With a RealSense-equipped tablet, you can take a photo of a room and have it automatically compute the size of objects in the shot. You’ll be able to automatically erase the background from a photo or video or apply different effects to the foreground and background.
Both platforms also include software to track the movements of people and understand their gestures. Kinect software, for example, can “track thumbs, 25 joints of up to six people, and heart rates by scanning a face.” It can also understand two people talking at the same time.
Microsoft and Intel envision a future where people control their computers using gestures rather than keyboards or touchscreens. It’s not clear that this is something PC users actually want — keyboards and mice are pretty efficient input methods. But it could be useful in a lot of other situations.
BMW, for example, is working on technology to let drivers use gestures to control accessories. Right now, BMW is using an ordinary camera, but a RealSense camera could make the gesture-recognition capabilities more sophisticated. Similarly, putting a RealSense camera in home entertainment system could allow people to control their TVs with Minority Report-style gestures instead of a remote control.
The technology could also have major industrial applications. Mounting RealSense cameras in a warehouse or assembly line could allow a company to track employees and equipment as they move around, turning on lights and equipment as needed and gaining insight into how to improve efficiency.
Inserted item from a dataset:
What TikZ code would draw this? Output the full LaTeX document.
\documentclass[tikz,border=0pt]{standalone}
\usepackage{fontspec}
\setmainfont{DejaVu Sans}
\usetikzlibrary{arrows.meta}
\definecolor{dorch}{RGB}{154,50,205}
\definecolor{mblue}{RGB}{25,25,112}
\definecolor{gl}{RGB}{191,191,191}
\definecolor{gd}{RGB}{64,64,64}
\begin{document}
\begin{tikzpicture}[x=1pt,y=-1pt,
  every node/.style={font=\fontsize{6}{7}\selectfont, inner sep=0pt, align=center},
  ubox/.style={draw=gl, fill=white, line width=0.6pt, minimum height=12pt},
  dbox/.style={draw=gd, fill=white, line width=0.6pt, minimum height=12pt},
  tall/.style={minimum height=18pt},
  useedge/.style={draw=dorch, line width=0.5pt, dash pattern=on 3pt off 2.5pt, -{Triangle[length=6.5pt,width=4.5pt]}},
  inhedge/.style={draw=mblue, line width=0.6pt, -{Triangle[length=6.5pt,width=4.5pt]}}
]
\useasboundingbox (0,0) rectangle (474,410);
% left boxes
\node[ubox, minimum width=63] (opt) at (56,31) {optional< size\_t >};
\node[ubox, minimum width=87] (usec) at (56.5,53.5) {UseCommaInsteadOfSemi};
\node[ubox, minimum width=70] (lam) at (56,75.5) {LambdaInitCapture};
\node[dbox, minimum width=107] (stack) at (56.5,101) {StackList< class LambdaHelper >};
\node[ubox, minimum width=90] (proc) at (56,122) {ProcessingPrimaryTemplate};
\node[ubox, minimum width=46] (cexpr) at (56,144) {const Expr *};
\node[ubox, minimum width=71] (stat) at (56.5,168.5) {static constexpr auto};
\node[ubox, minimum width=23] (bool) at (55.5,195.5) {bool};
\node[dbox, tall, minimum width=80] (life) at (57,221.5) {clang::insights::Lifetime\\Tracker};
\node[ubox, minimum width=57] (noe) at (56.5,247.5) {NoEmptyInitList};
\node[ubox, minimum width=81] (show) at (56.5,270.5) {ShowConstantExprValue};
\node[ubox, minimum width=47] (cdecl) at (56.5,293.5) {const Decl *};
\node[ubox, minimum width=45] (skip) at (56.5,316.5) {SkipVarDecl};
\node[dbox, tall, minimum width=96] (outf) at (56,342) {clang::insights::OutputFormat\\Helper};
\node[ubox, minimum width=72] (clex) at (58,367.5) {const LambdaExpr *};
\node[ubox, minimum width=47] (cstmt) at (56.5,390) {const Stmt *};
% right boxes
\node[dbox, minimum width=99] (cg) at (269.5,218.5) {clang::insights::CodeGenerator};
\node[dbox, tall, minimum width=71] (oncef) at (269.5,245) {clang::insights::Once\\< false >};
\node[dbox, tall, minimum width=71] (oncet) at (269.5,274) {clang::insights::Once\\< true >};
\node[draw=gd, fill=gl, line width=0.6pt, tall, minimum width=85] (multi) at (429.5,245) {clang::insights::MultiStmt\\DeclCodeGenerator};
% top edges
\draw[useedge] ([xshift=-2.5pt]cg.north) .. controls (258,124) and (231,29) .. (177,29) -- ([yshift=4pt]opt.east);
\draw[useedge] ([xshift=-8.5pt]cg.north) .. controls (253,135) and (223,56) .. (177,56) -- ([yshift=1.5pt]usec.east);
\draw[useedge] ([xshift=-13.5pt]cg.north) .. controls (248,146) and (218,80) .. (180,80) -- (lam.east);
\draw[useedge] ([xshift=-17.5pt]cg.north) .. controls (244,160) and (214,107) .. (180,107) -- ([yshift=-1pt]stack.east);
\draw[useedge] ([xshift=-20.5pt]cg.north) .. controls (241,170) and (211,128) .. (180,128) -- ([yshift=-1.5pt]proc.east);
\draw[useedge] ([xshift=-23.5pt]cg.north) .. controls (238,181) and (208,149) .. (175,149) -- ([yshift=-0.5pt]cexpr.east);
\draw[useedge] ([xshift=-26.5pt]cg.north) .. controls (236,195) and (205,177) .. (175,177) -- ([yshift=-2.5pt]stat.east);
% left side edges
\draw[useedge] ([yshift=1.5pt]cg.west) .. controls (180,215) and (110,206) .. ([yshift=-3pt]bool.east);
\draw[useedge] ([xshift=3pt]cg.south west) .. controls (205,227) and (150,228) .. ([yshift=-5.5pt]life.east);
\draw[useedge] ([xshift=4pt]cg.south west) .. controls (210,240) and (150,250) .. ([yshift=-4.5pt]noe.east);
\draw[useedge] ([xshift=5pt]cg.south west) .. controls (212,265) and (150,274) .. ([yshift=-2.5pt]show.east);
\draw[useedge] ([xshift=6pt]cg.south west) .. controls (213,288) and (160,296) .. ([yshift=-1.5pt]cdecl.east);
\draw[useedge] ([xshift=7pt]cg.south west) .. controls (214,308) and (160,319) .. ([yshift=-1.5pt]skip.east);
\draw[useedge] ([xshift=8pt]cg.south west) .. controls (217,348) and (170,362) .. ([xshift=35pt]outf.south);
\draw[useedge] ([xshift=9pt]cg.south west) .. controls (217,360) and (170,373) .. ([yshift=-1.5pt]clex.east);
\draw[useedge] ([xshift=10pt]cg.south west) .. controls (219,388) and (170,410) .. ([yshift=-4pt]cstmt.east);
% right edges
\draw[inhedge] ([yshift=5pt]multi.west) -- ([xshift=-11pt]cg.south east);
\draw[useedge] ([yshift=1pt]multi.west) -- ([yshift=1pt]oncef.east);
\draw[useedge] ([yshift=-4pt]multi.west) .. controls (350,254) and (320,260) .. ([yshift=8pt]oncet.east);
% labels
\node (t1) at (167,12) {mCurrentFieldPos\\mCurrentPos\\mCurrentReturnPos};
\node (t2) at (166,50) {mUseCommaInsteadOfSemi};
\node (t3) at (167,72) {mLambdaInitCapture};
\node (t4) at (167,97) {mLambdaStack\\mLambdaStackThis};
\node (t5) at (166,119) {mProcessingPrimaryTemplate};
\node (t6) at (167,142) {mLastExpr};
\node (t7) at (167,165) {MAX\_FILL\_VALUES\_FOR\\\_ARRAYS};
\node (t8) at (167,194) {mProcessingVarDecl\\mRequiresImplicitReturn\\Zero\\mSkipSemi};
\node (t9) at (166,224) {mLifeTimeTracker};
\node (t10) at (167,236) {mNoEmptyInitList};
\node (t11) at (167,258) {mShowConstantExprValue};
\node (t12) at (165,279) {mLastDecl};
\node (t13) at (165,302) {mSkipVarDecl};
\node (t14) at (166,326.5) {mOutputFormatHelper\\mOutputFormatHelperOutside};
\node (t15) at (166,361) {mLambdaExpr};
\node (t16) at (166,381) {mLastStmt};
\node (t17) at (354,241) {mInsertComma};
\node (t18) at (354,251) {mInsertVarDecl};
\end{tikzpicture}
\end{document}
3D sensors in drones and self-driving cars
The most important applications for 3D cameras and sensors are for vehicles that navigate the world autonomously. Intel sees this as a major application for RealSense. In his CES keynote, Intel CEO Brian Krzanich demoed a drone equipped with six RealSense cameras that was able to navigate around obstacles autonomously. This is a situation where the small size and power consumption of RealSense is important, because there are strict limits on how much weight a drone can carry.
Another technology being demoed at CES this week shows the potential of the technology. Airdog is a small, camera-equipped drone that can be programmed to follow you around and make a video of your surroundings. Airdog is touting it as a way for outdoorsy types to capture footage of their mountain biking and rock climbing exploits. Right now, users have to manually mark out obstacles so Airdog knows to avoid them. But a 3D camera like RealSense will allow drones to detect and avoid obstacles automatically, allowing users to launch them and then forget about them until they land.
BMW and Audi both demoed self-driving cars at CES this week. Safety is critical here, so companies developing self-driving cars have been using sensors that are significantly more powerful — and expensive — than RealSense or Kinect. The sensors on Google’s early self-driving cars cost hundreds of thousands of dollars.
These costs are expected to come down as the technology is refined and mass-produced. But sensors suitable for self-driving applications will likely cost thousands of dollars for a while yet. Ford CEO Mark Fields said this week that self-driving cars will come on the market by the end of the decade. But he said Ford probably wouldn’t be the company to make the breakthrough first, because Ford is focused on producing affordable vehicles.
So this is going to be a big area of technological progress in the coming decade. Hardware companies will be working to improve the performance of 3D sensors while reducing their cost. Meanwhile, companies in Silicon Valley, Detroit, and elsewhere will be developing software that uses these sensors to understand the world. The result will be a proliferation of devices, from tablets to self-driving cars, that understand and interact with the world around them.